National Guardsman Arrested For Leaking Top Secret Ukraine War Documents On Discord

So, we’re just handing out top secret security clearance to everyone, I guess. It was clear from the documents posted to Discord (before spreading everywhere), the person behind them would soon be located.
The folded security briefings were obviously smuggled out of secure rooms in someone’s pocket and then photographed carelessly, in one case on top of a hunting magazine. I mean, that narrows it down to people who still buy stuff printed on physical media, a number that shrinks exponentially by the day.
On top of that, the entry level for the leaked info — much of it related to the current invasion of Ukraine by Russia — was Discord, which no one has considered to be the equivalent of Signal or any other secure site for the dissemination of sensitive material.
The DOJ and Pentagon obliquely admitted that, despite some obvious clues, this hunt for the leak source might take some time. In its own estimation, the Defense Department estimated “thousands” of government employees might have access to these briefings and other national security documents. But for it to end up here (if, in fact, the government has actually gotten its man) is both surprising and a bit depressing.

Jack Teixeira, a 21-year-old member of the Massachusetts Air National Guard, was arrested by federal authorities Thursday in connection to the investigation of classified documents that were leaked on the internet.
FBI agents took Teixeira into custody earlier Thursday afternoon “without incident,” Attorney General Merrick Garland announced in brief remarks at the Department of Justice, which has been conducting a criminal investigation into the matter.

We’re apparently letting an army of weekend contributors — a division of the military best known for sandbag deployment and shooting college students — access sensitive information pertaining to a war taking place halfway around the world that they’re in no danger of being deployed to.
Perhaps this is the unintended consequence of de-siloing of intel after investigations showed the government’s ability to keep secrets from itself contributed to its inability to prevent the 9/11 attacks. Or perhaps this is the government taking a lackadaisical approach to operational security, assuming it can absorb any exposure and/or adequately punish anyone taking advantage of the government’s willingness to grant security clearance to nearly anyone remotely involved in national security.
These are still criminal allegations. But whoever was behind the leaks wasn’t doing this to serve the public good, at least not if other members of the Discord server these documents first appeared in are to be believed. Teixeira apparently dumped classified docs there because it was easy to do and he hoped these multiple federal law violations would secure him the friendship of other server members.
The Washington Post’s long report of the origin of these leaks paints a pretty disturbing picture about the person behind them.

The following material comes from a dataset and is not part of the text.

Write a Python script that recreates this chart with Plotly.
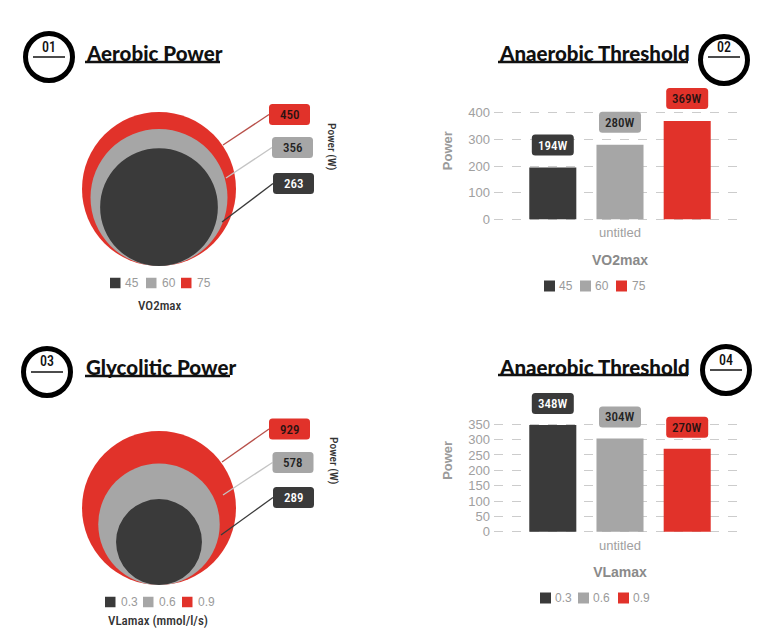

The young member was impressed by OG’s seemingly prophetic ability to forecast major events before they became headline news, things “only someone with this kind of high clearance” would know. He was by his own account enthralled with OG, who he said was in his early to mid-20s.
“He’s fit. He’s strong. He’s armed. He’s trained. Just about everything you can expect out of some sort of crazy movie,” the member said.
In a video seen by The Post, the man who the member said is OG stands at a shooting range, wearing safety glasses and ear coverings and holding a large rifle. He yells a series of racial and antisemitic slurs into the camera, then fires several rounds at a target.

While “OG” periodically made claims he wanted other server members to “see” how the US government “really works,” he also espoused conspiracy theories and often expressed his anger that members weren’t showing enough interest in his posts. One member of this server (Thug Shaker Central, itself a bit of a racial slur) decided to post these to another Discord server. It spread from there, finally surfacing on social media sites where anyone could view them, rather than just server members.
That an air guardsman would have this access is a bit of shock, as is the lack of internal controls at whatever base employed him. More shocking is the fact the government didn’t discover this leak until after thousands of people had seen them, after they spread from Discord to Telegram to Twitter. The DOJ will definitely try to make Teixeira’s head roll, but the Pentagon has to be doing some headhunting of its own.
Whatever happens, this isn’t someone leaking documents as a service to the public. From all appearances, these leaks were motivated by a desire to win respect from online peers in a closed group. Not that it matters. An espionage prosecution doesn’t allow defendants to present public service arguments in their defense. And this case, unlike most we have covered here, doesn’t seem to have that crucial element that might justify the exposure of extremely sensitive information — especially information related to an invasion that has the possibility to result in nuclear weapon deployment and/or a Third World War. This wasn’t a selfless act. This was self-promotion.